Sports reporters are now asking the tantalizing hypothetical: Who would win between this year's Lakers with Shaq and Kobe Bryant and da Bulls of yesteryear with Jordan, Pippen, Rodman, et al. There are all sorts of fun match-ups to conjure up: Kobe Bryant guarded by Pippen, Rodman on the Shaq, Horace Grant guarding himself, and Phil Jackson pacing both sidelines at once.

There are two reasons to believe the Bulls were a lot better. First, would you really want to bet against MJ in any big game? And for that matter, who on these Lakers could guard Jordan? You see my point. (Once Jordan was the guest host of Saturday Night Live and in one skit they asked him about the upcoming Olympics USA Dream Team for which he was playing. "Michael, why don't you just play these foreign teams all by yourself?" I think they were kidding.)

The other reason to be reasonably confident that the Bulls would have prevailed with relative ease is that the Bulls played a ferocious, even smothering, defense for four quarters. No one else has come close to that stifling defensive effort since.
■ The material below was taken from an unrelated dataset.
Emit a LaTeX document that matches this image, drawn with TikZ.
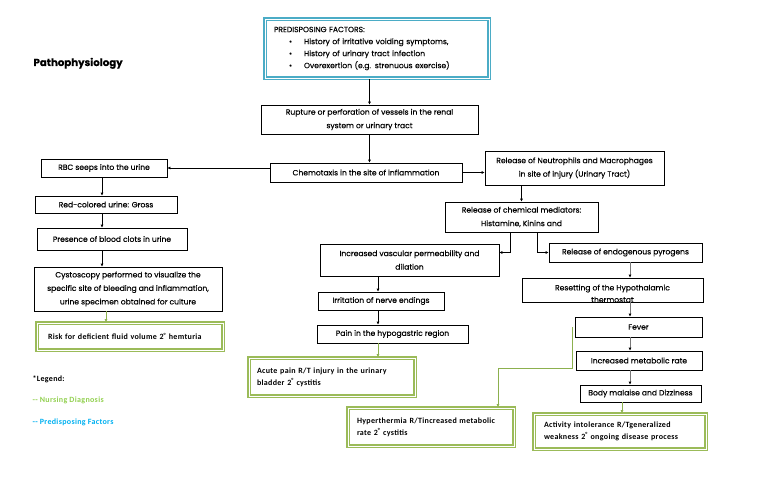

Now, to put to rest the even bigger absurdity: the talk back in January that the Baltimore Ravens were the "greatest defensive team in NFL history." No, no, no, no.

In '86 the Bears were virtually impossible to score against. They would put eight and even sometimes nine men on the line of scrimmage and terrorize opposing quarterbacks. In the playoffs that year the Bears beat the New York Giants something like 10-0 (okay, okay, we were no offensive juggernaut) and the press kept asking then-Giants head coach Bill Parcels whether, if this or that had gone differently, the Giants might have won. "No way," said Parcels. "We were never going to score against them. You have no idea how hard they hit us." En route to their '86 Super Bowl Shuffle, the Bears hurt a lot of people. One highlight of the year was whupping the Redskins something like 34-zip.

Whenever I'm feeling depressed about things, I just slip into the VCR my tape of the '86 Bears season and all in the world is put right again. Those tapes are better for my psyche than a whole gallon-jar of valium.

If you had to take one defense, for one game, you would want the Bears', not the Ravens'. You would want Richard Dent, Mike Singletary, Gary Fencik, etc., etc. Come on, admit it, you just would.

Oh, and if there are any obnoxious Mets fans (I'm being redundant again) out there in cyberspace reading this: Heads up! Look who's in first place in the NL central division. Da Cubs. Ever since Hillary started wearing the Mets and Yankees hats, we can't do anything wrong!